Copyright The Jokers / Les Bookmakers

Alba Gaïa Bellugi interprète Gloria, celle qui vient mettre du sel sur des blessures profondes et anéantir le couple Bellmer. Lui, écrivain, elle, éditrice, les Bellmer ont une parfaite alchimie sur le papier. Mais on peut déjà déceler les fausses notes entre eux. Ces lettres que Marcel s’empressent de cacher dans un tiroir de son bureau. La façon dont il détourne la conversation sur lui pendant une interview que le couple effectue ensemble. Jeanne perd vite la parole tandis que son mari se met en avant, révèle sa difficulté à vivre sans écrire, effaçant dans le même temps sa femme et son travail. Si on ose une métaphore littéraire, Gloria s’apparente à une virgule, avec pour but de séparer à l’écran et pourquoi pas, à jamais, Marcel de Jeanne. Son côté inoffensif, appuyé par sa voix chevrotante et par l’apparence frêle de l’actrice, donne un aspect trop facile à ce personnage, qui cache forcément quelque chose. Alors que Marcel, Jeanne et même leur fille Lucie (Janaïa Hallroy) possèdent des nuances, le scénario les refuse étrangement à Gloria. Peut-on voir dans Gloria une sorte de personnage-idée, personnifiant le mal que fait Marcel à son couple ? Ce qui est sûr, c’est que son but ultime est de briser les Bellmer : les briser en tant que couple, mais aussi briser leurs certitudes, leurs illusions et dévoiler au grand jour leurs faiblesses : l'incapacité d’écrire pour Marcel, la fausseté bourgeoise pour Jeanne.

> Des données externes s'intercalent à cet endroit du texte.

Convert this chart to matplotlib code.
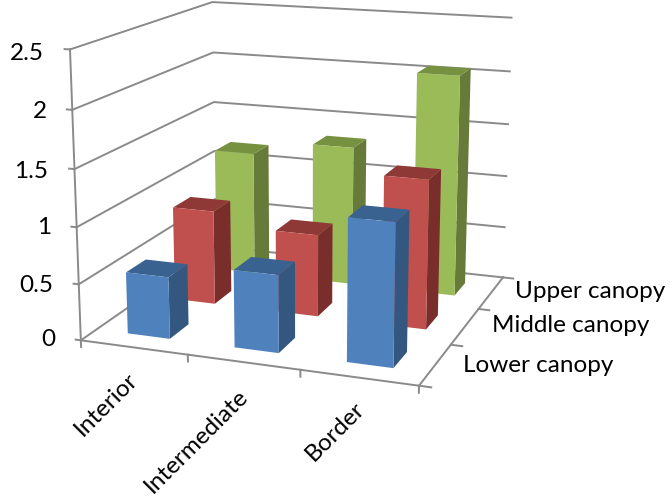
import numpy as np
import matplotlib
matplotlib.use('Agg')
import matplotlib.pyplot as plt

locations = ['Interior', 'Intermediate', 'Border']
canopies = ['Lower canopy', 'Middle canopy', 'Upper canopy']
lower_canopy = [0.55, 0.68, 1.23]
middle_canopy = [0.87, 0.75, 1.34]
upper_canopy = [1.18, 1.32, 2.06]
z_ticks = [0, 0.5, 1, 1.5, 2, 2.5]
z_labels = ['0', '0.5', '1', '1.5', '2', '2.5']

W, H = 670, 499
GRID = '#8a8a8a'
BAR = 0.4
# front, side and top shades per series
shades = [('#4f81bd', '#33577f', '#3a6291'),
          ('#c0504d', '#7a2e2c', '#8f3937'),
          ('#9bbb59', '#667a3a', '#76913f')]

plt.rcParams['font.family'] = ['Lato', 'DejaVu Sans']

fig = plt.figure(figsize=(W/100, H/100), dpi=100)
size = 534.27
ax = fig.add_axes([30.02/W, 51.80/H, size/W, size/H], projection='3d', computed_zorder=False)
ax.set_xlim(0, 3, view_margin=0)
ax.set_ylim(0, 3, view_margin=0)
ax.set_zlim(0, 2.5, view_margin=0)
ax.view_init(14.2437, -69.9881)
ax.set_proj_type('persp', focal_length=0.5413)
ax.set_box_aspect((3.5756, 3.4972, 2.9988))
ax.set_axis_off()

def line(xs, ys, zs):
    ax.plot(xs, ys, zs, color=GRID, lw=1.4, zorder=1, clip_on=False)

# gridlines along the side and back walls
for z in z_ticks:
    line([0, 0, 3], [0, 3, 3], [z, z, z])
    line([-0.05, 0], [0, 0], [z, z])

# floor outline and axis ticks
line([0, 0], [0, 0], [0, 2.5])
line([0, 3, 3], [0, 0, 3], [0, 0, 0])
for i in range(4):
    line([i, i], [0, 0], [0, -0.06])
    line([3, 3.1], [i, i], [0, 0])

# bars go back to front, left to right
hidden = (0, 0, 0, 0)
zo = 2
for row, values in reversed(list(enumerate([lower_canopy, middle_canopy, upper_canopy]))):
    front, side, top = shades[row]
    for col, val in enumerate(values):
        # faces: bottom, top, front, back, left, right
        ax.bar3d(col + 0.3, row + 0.3, 0, BAR, BAR, val,
                 color=[hidden, top, front, hidden, hidden, side],
                 shade=False, linewidth=0, zorder=zo)
        zo += 1

def label(x, y, s, **kw):
    fig.text(x/W, 1 - y/H, s, fontsize=17.5, color='black', **kw)

right_edges = [55, 53, 51, 48, 46.5, 44]
label_rows = [340, 285, 228, 171, 112, 53]
for s, x, y in zip(z_labels, right_edges, label_rows):
    label(x, y, s, ha='right', va='center')

for s, x, y in zip(locations, [106, 196, 335], [404, 441, 431]):
    label(x, y, s, ha='center', va='center', rotation=45, rotation_mode='anchor')

for s, x, y in zip(canopies, [463, 492, 515], [365, 326, 292]):
    label(x, y, s, ha='left', va='center')

fig.savefig('out.png', dpi=100)
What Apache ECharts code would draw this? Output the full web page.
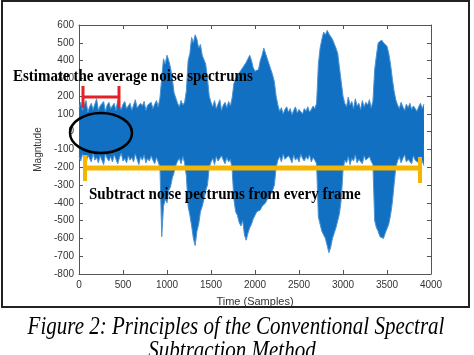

Simple thriller ou étude acérée du couple, Inexorable est surtout un virage que s’offre Fabrice Du Welz dans sa carrière. Avec une volonté d’attraper un plus large public, il va au plus efficace mais ne perd pas son ambition visuelle. Dans la lignée de sa filmographie, ce nouveau film sublime le décor (ici cette immense maison qui dévore le désir du couple et leur alchimie) et joue avec notre imagination.